HEATER v. BOSTON MONTANA CORPORATION

Supreme Court of Montana (1926)

Facts

Issue

Holding — Stark, J.

Rule

Reasoning

Deep Dive: How the Court Reached Its Decision

Authority to Fix Compensation

The Supreme Court of Montana held that the order fixing the receiver's compensation at $1,000 per month was void because it was issued without providing notice to the interested parties. The court emphasized that all interested parties must be given the opportunity to contest any claims concerning the compensation of a receiver. This requirement is rooted in the legal principle that due process necessitates notice and an opportunity to be heard before any determination is made that may affect a party's rights. In this case, the order in question was made ex parte, meaning only the receiver was present, which violated the necessary procedural safeguards. The court noted that the lack of notice not only rendered the order void but also allowed for a collateral attack on it, meaning that the validity of the order could be challenged in a subsequent proceeding. The court's reasoning underscored the importance of transparency and fairness in judicial proceedings, particularly when financial implications for multiple parties were at stake. Thus, it concluded that the court acted beyond its authority in fixing the compensation without adequate notice.

Evidence of Reasonable Compensation

The court analyzed the evidence presented regarding the receiver's compensation and determined that it supported a rate of $1,000 per month rather than the lower amount of $500 that the trial court had imposed. The Supreme Court pointed out that the receiver managed properties valued in the millions, which included mining claims and a railroad. It highlighted the substantial responsibilities that accompanied the position and the level of expertise required to effectively oversee such significant assets. Testimonies during the hearings indicated that the receiver had to deal with complex obligations, including ensuring the payment of wages to numerous employees and managing ongoing litigation. Additionally, the receiver was required to post a substantial bond of $100,000, which also reflected the seriousness of his role. The court found that the trial court's reduction of the compensation was not justified by the weight of the evidence, which consistently pointed to the higher compensation as reasonable given the receiver's qualifications and the complexity of his duties.
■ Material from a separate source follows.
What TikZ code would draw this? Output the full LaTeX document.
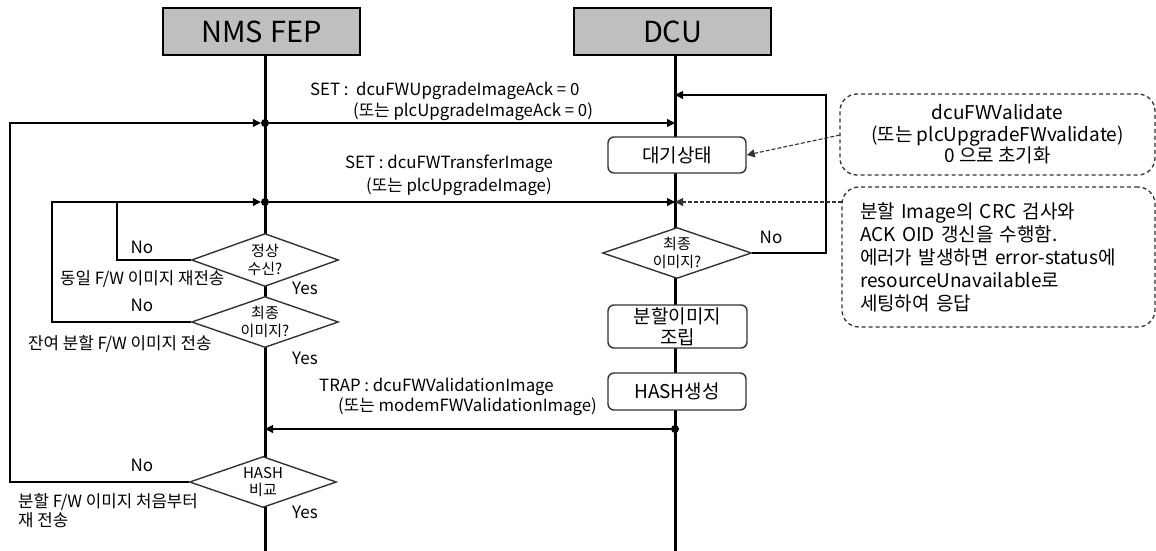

Considerations for Compensation

In determining the appropriate compensation for the receiver, the court took into account several factors, including the value of the property being managed, the qualifications of the receiver, and the time and skill required to perform his duties. It was established that the properties involved had significant economic value and that the receiver's actions directly influenced their preservation and management. The court referenced prior cases and legal standards, which suggested that the compensation should reflect the fair value of the services rendered based on common business standards. The Supreme Court noted that the testimony from expert witnesses indicated a range of compensation that was considerably higher than what the trial court allowed. Moreover, the court recognized the unique challenges faced by the receiver, including managing a workforce and addressing creditor pressures, which warranted a higher compensation level. Ultimately, the court concluded that the receiver's work merited the initially requested $1,000 per month as a reasonable reflection of his contributions.

Disallowance of Living Expenses

The court also addressed the issue of expenses claimed by the receiver, specifically regarding the cost of rent for a hotel room. The court held that living expenses, such as the hotel room rent claimed by the receiver, were not proper charges against the properties under his management. It reasoned that expenses incurred for personal living arrangements should not be transferred to the receivership as operational costs. The trial court had reduced the claim for hotel rent to a nominal amount, which was justified based on the nature of the expenses being personal rather than necessary operational costs directly tied to the receivership duties. The Supreme Court affirmed this decision, emphasizing that only expenses directly related to the performance of the receiver's official duties should be chargeable against the properties. This reasoning reinforced the principle that while a receiver may incur necessary expenses in the course of management, personal living expenses do not fall within this category.

Burden of Proof for Miscellaneous Expenses

The court further examined the burden of proof concerning miscellaneous expenses claimed by the receiver, particularly for the transcription of testimony from hearings. It stated that the burden rested on the receiver to demonstrate the necessity of these expenses in the context of the receivership. Since no evidence was introduced to justify the need for the transcript, the court found it reasonable to disallow this claim. The Supreme Court highlighted the principle that when a party seeks reimbursement for expenses, they must provide sufficient evidence to support their request. In the absence of such evidence, the trial court's decision to deny the claim was upheld. This aspect of the ruling underscored the importance of accountability in managing receivership finances, ensuring that only substantiated expenses are charged to the properties involved.